Every apartment community deals with trash. The question isn’t whether you need waste management. It’s which approach gives your property the best return on cleanliness, resident satisfaction, and actual dollars.
Traditional dumpsters have been the default for decades. They work. But “works” and “works well” aren’t the same thing. Valet trash has emerged as the alternative, and over 50% of Class A and B communities have already made the switch (industry estimates, 2025). If you’re still weighing the options, here’s how they actually compare.

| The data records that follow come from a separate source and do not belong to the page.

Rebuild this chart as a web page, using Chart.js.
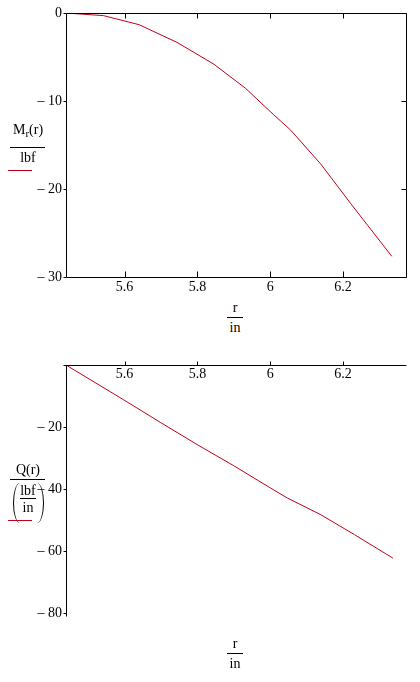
<!DOCTYPE html>
<html>
<head>
<meta charset="utf-8">
<script src="https://cdn.jsdelivr.net/npm/chart.js@4.4.1/dist/chart.umd.min.js"></script>
<style>
  html, body { margin: 0; padding: 0; background: #fff; }
  body { width: 420px; height: 682px; position: relative; overflow: hidden; font-family: "Liberation Serif", "DejaVu Serif", serif; font-size: 14px; color: #000; }
  canvas { position: absolute; left: 0; }
  #c1 { top: 0; }
  #c2 { top: 340px; }
  .bar { position: absolute; height: 1px; background: #000; }
  .red { position: absolute; height: 1px; background: #c0001a; }
  .t { position: absolute; white-space: nowrap; line-height: 1; }
  .pl { position: absolute; border-left: 1px solid #000; border-radius: 7px 0 0 7px / 20px 0 0 20px; }
  .pr { position: absolute; border-right: 1px solid #000; border-radius: 0 7px 7px 0 / 0 20px 20px 0; }
</style>
</head>
<body>
<canvas id="c1" width="420" height="300"></canvas>
<canvas id="c2" width="420" height="342"></canvas>

<!-- top y-axis title: Mr(r) / lbf -->
<div class="t" style="left:7px;top:123px;width:42px;text-align:center;">M<sub style="font-size:11px;vertical-align:-3px;line-height:0;">r</sub>(r)</div>
<div class="bar" style="left:10px;top:147px;width:35px;"></div>
<div class="t" style="left:7px;top:151px;width:42px;text-align:center;">lbf</div>
<div class="red" style="left:8px;top:170px;width:24px;"></div>

<!-- top x-axis title: r / in -->
<div class="t" style="left:225px;top:301px;width:20px;text-align:center;">r</div>
<div class="bar" style="left:227px;top:317px;width:16px;"></div>
<div class="t" style="left:225px;top:321px;width:20px;text-align:center;">in</div>

<!-- bottom y-axis title: Q(r) / (lbf/in) -->
<div class="t" style="left:7px;top:463px;width:42px;text-align:center;">Q(r)</div>
<div class="bar" style="left:10px;top:479px;width:35px;"></div>
<div class="pl" style="left:13px;top:483px;width:6px;height:40px;"></div>
<div class="pr" style="left:37px;top:483px;width:6px;height:40px;"></div>
<div class="t" style="left:18px;top:484px;width:20px;text-align:center;">lbf</div>
<div class="bar" style="left:20px;top:498px;width:16px;"></div>
<div class="t" style="left:18px;top:501px;width:20px;text-align:center;">in</div>
<div class="red" style="left:8px;top:520px;width:24px;"></div>

<!-- bottom x-axis title: r / in -->
<div class="t" style="left:225px;top:637px;width:20px;text-align:center;">r</div>
<div class="bar" style="left:227px;top:653px;width:16px;"></div>
<div class="t" style="left:225px;top:657px;width:20px;text-align:center;">in</div>

<script>
// ---- data ----
const rMoment = [5.439, 5.542, 5.640, 5.744, 5.845, 5.932, 6.010, 6.056, 6.139, 6.221, 6.334];
const moment  = [0, -0.3, -1.33, -3.34, -5.81, -8.55, -11.58, -13.3, -17.17, -21.65, -27.65];

const rShear  = [5.439, 5.597, 5.698, 5.804, 5.900, 6.001, 6.047, 6.139, 6.231, 6.337];
const shear   = [0, -11.2, -18.5, -26.0, -32.5, -39.7, -42.9, -48.3, -54.7, -62.3];

const xTicks = [5.6, 5.8, 6, 6.2];
const yTicksMoment = [0, -10, -20, -30];
const yTicksShear = [-20, -40, -60, -80];

// ---- helpers ----
const FONT = { family: '"Liberation Serif", "DejaVu Serif", serif', size: 14 };
const LINE_COLOR = '#c0001a';

function fmt(v) {
  if (v === 0) return '0';
  const s = String(Math.round(Math.abs(v) * 10) / 10);
  return v < 0 ? '\u2013 ' + s : s;
}

const framePlugin = {
  id: 'mathcadFrame',
  afterDraw(chart, args, opts) {
    const ctx = chart.ctx;
    const a = chart.chartArea;
    const xs = chart.scales.x, ys = chart.scales.y;
    ctx.save();
    ctx.strokeStyle = '#000';
    ctx.lineWidth = 1;
    ctx.beginPath();
    const px = v => Math.round(v) + 0.5;
    if (opts.mode === 'box') {
      const L = px(a.left), R = px(a.right), T = px(a.top), B = px(a.bottom);
      ctx.rect(L, T, R - L, B - T);
      xs.ticks.forEach(t => {
        const x = px(xs.getPixelForValue(t.value));
        ctx.moveTo(x, B); ctx.lineTo(x, B - 6);
        ctx.moveTo(x, T); ctx.lineTo(x, T + 5);
      });
      ys.ticks.forEach(t => {
        const y = px(ys.getPixelForValue(t.value));
        ctx.moveTo(L - 3, y); ctx.lineTo(L, y);
        ctx.moveTo(R, y); ctx.lineTo(R - 5, y);
      });
    } else {
      const L = px(a.left), R = px(a.right);
      const Y0 = px(ys.getPixelForValue(0));
      ctx.moveTo(L - 3, Y0); ctx.lineTo(R, Y0);
      ctx.moveTo(L, Y0); ctx.lineTo(L, px(a.bottom) + 3);
      xs.ticks.forEach(t => {
        const x = px(xs.getPixelForValue(t.value));
        ctx.moveTo(x, Y0); ctx.lineTo(x, Y0 - 4);
      });
      ys.ticks.forEach(t => {
        if (t.value === 0) return;
        const y = px(ys.getPixelForValue(t.value));
        ctx.moveTo(L - 3, y); ctx.lineTo(L, y);
      });
    }
    ctx.stroke();
    ctx.restore();
  }
};

function makePoints(xsArr, ysArr) {
  return xsArr.map((x, i) => ({ x: x, y: ysArr[i] }));
}

function baseX(extra, pad) {
  return Object.assign({
    type: 'linear',
    min: 5.439,
    max: 6.373,
    grid: { display: false, drawTicks: false },
    border: { display: false },
    ticks: { font: FONT, color: '#000', padding: pad, maxRotation: 0, callback: v => fmt(v) },
    afterBuildTicks: s => { s.ticks = xTicks.map(v => ({ value: v })); }
  }, extra);
}

// ---- chart 1: moment ----
new Chart(document.getElementById('c1'), {
  type: 'scatter',
  data: {
    datasets: [{
      data: makePoints(rMoment, moment),
      showLine: true,
      borderColor: LINE_COLOR,
      borderWidth: 1,
      pointRadius: 0,
      tension: 0
    }]
  },
  options: {
    responsive: false,
    animation: false,
    events: [],
    layout: { padding: { top: 13, right: 14, left: 0, bottom: 0 } },
    plugins: { legend: { display: false }, tooltip: { enabled: false }, mathcadFrame: { mode: 'box' } },
    scales: {
      x: baseX({ position: 'bottom', afterFit: s => { s.height = 23; } }, 2),
      y: {
        type: 'linear',
        min: -30, max: 0,
        grid: { display: false, drawTicks: false },
        border: { display: false },
        ticks: { font: FONT, color: '#000', padding: 4, callback: v => fmt(v) },
        afterBuildTicks: s => { s.ticks = yTicksMoment.map(v => ({ value: v })); },
        afterFit: s => { s.width = 66; }
      }
    }
  },
  plugins: [framePlugin]
});

// ---- chart 2: shear ----
new Chart(document.getElementById('c2'), {
  type: 'scatter',
  data: {
    datasets: [{
      data: makePoints(rShear, shear),
      showLine: true,
      borderColor: LINE_COLOR,
      borderWidth: 1,
      pointRadius: 0,
      tension: 0
    }]
  },
  options: {
    responsive: false,
    animation: false,
    events: [],
    layout: { padding: { top: 25, right: 14, left: 0, bottom: 69 } },
    plugins: { legend: { display: false }, tooltip: { enabled: false }, mathcadFrame: { mode: 'axes' } },
    scales: {
      x: baseX({ position: { y: 0 } }, 1),
      y: {
        type: 'linear',
        min: -80, max: 0,
        grid: { display: false, drawTicks: false },
        border: { display: false },
        ticks: { font: FONT, color: '#000', padding: 4, callback: v => fmt(v) },
        afterBuildTicks: s => { s.ticks = yTicksShear.map(v => ({ value: v })); },
        afterFit: s => { s.width = 66; }
      }
    }
  },
  plugins: [framePlugin]
});
</script>
</body>
</html>
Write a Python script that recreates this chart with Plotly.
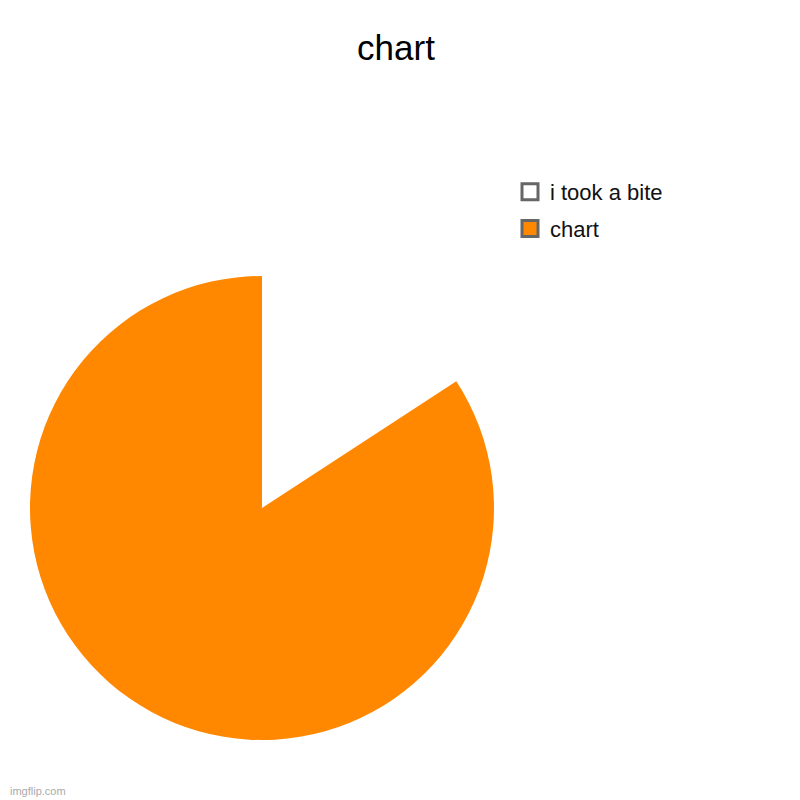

Valet trash outperforms traditional dumpsters across every metric that matters to property managers. It generates $23+ per unit monthly in net revenue versus dumpsters’ pure cost, improves resident retention by keeping satisfaction high, and reduces pest control and cleaning expenses by 20-25% (industry data, 2025). The only scenario where dumpsters win is upfront simplicity.
How Does Valet Trash Actually Differ from a Dumpster?
Residents in the 2024 NMHC/Grace Hill survey ranked maintenance (47%) and community appearance (34%) as top priorities when choosing where to live (NMHC, 2024). The difference between these two systems comes down to who does the work and where the trash sits.
With a traditional dumpster, residents carry their bags to a shared enclosure somewhere on the property. Dumpsters get picked up by a hauler once or twice a week. Between pickups, they fill up. Sometimes they overflow. That’s when the problems start.
With valet trash, a service team walks the property every evening and collects bagged waste from each unit’s doorstep. Residents place their bags in a provided container before the cutoff time, and the team handles everything from there. No trips to the dumpster. No overflow.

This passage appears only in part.